Ozgirl75 · 01/11/2023 18:19

This is extremely normal at that age. She’s tired from school, she’s learning loads, having to behave “well” all the time, she’s following a routine, being away from home more etc. It’ll pass with time. Make sure she has a decent sleep, lots of good food (as much as you can with a picky one) and plenty of down time. Go gentle on her - it’s when our kids are most horrible that they need us the most.

Angie87 · 01/11/2023 20:32

Ozgirl75 · 01/11/2023 18:19

This is extremely normal at that age. She’s tired from school, she’s learning loads, having to behave “well” all the time, she’s following a routine, being away from home more etc. It’ll pass with time. Make sure she has a decent sleep, lots of good food (as much as you can with a picky one) and plenty of down time. Go gentle on her - it’s when our kids are most horrible that they need us the most.

Thanks for your reply, I get that it's a big change for her. I just feel devoid of energy right now to deal with it. She doesn't listen to me (or her dad). I've seen how her friends behave around their parents, and they seem a lot more reasonable, and happier than she is.

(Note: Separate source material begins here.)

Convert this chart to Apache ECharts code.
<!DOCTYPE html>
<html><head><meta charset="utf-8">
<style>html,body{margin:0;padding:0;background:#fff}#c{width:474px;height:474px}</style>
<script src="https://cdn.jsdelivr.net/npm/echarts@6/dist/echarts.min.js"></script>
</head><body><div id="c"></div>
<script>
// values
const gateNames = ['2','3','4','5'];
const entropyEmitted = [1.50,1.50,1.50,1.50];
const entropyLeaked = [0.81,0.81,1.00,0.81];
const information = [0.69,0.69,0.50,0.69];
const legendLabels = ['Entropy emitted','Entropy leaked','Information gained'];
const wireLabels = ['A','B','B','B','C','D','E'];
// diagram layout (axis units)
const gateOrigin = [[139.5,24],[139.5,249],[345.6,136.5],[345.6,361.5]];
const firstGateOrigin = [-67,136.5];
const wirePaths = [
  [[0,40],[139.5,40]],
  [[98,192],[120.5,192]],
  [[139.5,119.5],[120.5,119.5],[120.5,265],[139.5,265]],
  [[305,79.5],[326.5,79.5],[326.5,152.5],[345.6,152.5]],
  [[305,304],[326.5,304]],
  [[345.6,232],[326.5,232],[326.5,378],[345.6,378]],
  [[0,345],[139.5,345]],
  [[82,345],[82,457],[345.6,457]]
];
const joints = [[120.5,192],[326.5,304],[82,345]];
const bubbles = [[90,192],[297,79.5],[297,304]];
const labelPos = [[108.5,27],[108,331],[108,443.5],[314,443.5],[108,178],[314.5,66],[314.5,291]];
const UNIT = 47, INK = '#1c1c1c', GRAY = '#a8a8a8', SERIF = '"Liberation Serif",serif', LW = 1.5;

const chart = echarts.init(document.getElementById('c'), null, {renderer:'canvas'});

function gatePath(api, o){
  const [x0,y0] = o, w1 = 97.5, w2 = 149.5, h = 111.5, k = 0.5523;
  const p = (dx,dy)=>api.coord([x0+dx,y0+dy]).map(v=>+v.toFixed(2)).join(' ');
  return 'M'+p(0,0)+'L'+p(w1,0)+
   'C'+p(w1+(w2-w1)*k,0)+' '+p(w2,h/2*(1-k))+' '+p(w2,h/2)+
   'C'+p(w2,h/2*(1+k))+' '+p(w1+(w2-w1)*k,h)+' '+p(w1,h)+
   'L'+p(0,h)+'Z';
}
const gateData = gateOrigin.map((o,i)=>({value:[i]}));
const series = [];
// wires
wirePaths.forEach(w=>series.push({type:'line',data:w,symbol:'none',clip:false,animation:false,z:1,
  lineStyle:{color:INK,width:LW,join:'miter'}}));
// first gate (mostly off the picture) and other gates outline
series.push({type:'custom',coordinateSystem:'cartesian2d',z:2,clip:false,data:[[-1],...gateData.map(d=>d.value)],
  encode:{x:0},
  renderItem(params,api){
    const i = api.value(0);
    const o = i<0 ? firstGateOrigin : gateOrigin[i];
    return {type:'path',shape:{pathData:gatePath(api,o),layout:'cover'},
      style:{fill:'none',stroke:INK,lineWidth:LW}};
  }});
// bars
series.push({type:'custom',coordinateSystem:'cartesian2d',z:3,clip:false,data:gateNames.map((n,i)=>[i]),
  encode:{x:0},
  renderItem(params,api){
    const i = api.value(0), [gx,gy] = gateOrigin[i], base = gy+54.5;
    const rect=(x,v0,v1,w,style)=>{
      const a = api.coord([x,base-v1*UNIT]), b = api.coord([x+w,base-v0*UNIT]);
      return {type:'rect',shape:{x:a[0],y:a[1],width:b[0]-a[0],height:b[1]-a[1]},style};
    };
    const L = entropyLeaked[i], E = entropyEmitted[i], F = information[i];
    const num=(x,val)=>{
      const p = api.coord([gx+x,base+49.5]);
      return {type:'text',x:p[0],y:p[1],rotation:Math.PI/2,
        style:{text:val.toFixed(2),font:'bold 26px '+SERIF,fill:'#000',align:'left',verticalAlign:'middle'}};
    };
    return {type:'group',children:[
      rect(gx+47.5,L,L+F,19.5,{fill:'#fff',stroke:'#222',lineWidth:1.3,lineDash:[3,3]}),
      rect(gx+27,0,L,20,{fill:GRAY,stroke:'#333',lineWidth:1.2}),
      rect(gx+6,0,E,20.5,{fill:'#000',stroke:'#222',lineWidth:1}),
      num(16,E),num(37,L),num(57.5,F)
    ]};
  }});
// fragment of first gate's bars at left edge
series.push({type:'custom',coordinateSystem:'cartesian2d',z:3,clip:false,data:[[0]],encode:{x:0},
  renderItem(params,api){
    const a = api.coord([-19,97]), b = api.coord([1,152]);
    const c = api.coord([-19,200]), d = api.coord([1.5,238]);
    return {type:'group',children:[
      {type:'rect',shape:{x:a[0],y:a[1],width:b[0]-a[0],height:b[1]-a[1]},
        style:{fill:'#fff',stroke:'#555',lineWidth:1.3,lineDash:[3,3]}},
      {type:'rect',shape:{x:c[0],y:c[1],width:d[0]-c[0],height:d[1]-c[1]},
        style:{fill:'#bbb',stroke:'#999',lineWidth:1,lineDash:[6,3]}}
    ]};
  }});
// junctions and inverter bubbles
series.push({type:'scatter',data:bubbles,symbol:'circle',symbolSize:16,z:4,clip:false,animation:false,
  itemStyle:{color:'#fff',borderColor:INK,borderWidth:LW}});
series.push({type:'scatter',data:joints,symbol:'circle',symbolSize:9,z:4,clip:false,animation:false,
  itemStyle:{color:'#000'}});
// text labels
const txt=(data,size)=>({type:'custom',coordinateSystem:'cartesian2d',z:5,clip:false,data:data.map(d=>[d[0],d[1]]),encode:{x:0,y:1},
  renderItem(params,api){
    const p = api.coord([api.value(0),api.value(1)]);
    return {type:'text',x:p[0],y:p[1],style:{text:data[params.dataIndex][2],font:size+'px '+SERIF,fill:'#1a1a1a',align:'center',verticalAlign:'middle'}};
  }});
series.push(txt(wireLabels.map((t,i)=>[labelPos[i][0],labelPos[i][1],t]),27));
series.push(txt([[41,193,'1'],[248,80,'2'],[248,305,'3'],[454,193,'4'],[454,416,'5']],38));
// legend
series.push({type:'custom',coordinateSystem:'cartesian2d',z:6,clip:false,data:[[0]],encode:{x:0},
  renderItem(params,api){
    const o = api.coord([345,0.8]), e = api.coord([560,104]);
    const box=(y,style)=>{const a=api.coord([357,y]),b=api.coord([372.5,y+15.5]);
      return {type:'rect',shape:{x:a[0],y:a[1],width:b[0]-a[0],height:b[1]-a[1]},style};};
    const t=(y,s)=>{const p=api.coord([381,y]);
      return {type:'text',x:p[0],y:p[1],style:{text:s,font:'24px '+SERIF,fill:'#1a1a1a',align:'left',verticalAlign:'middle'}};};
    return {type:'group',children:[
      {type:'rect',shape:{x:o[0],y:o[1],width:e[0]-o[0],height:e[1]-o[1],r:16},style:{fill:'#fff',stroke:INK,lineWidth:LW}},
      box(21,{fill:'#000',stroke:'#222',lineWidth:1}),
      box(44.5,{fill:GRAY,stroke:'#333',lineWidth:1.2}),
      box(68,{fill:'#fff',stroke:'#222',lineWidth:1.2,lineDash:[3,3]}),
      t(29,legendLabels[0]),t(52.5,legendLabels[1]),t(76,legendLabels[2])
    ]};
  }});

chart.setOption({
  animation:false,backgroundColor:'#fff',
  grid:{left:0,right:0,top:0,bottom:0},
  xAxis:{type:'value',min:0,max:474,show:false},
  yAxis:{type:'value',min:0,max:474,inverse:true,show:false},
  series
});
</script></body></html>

I feel like I'm failing.

OP posts:
Ozgirl75 · 01/11/2023 20:43

I promise you, you’re not. Some kids find the transition easier and also, you’re seeing them with their parents presumably at social things or out and about where they’ll behave differently.

When my kids were younger, DH and I took them to the beach one day, after the first week of school. They’d been particularly difficult, just like you’re explaining. When we were there, when we looked around, there were loads of kids of similar ages all losing it over minor things.

It’s a massive change and she’ll get there.

My DH was very good at saying to me “just focus on two important things” - for me that was no fighting with each other and no disrespect to me or DH. For you, find your trigger. It sounds like it might be that she doesn’t listen - I would highly recommend “How to talk so kids will listen and listen so kids will talk” - it was a game changer for me and I even use the techniques now sometimes, and mine are 13 and 11. They’re just so ingrained into me.

Honestly though, 4 is very little. They seem big but one day you’ll have a 13 year old and look at 4 year olds and go, “wow, I had very high expectations but they’re tiny children!”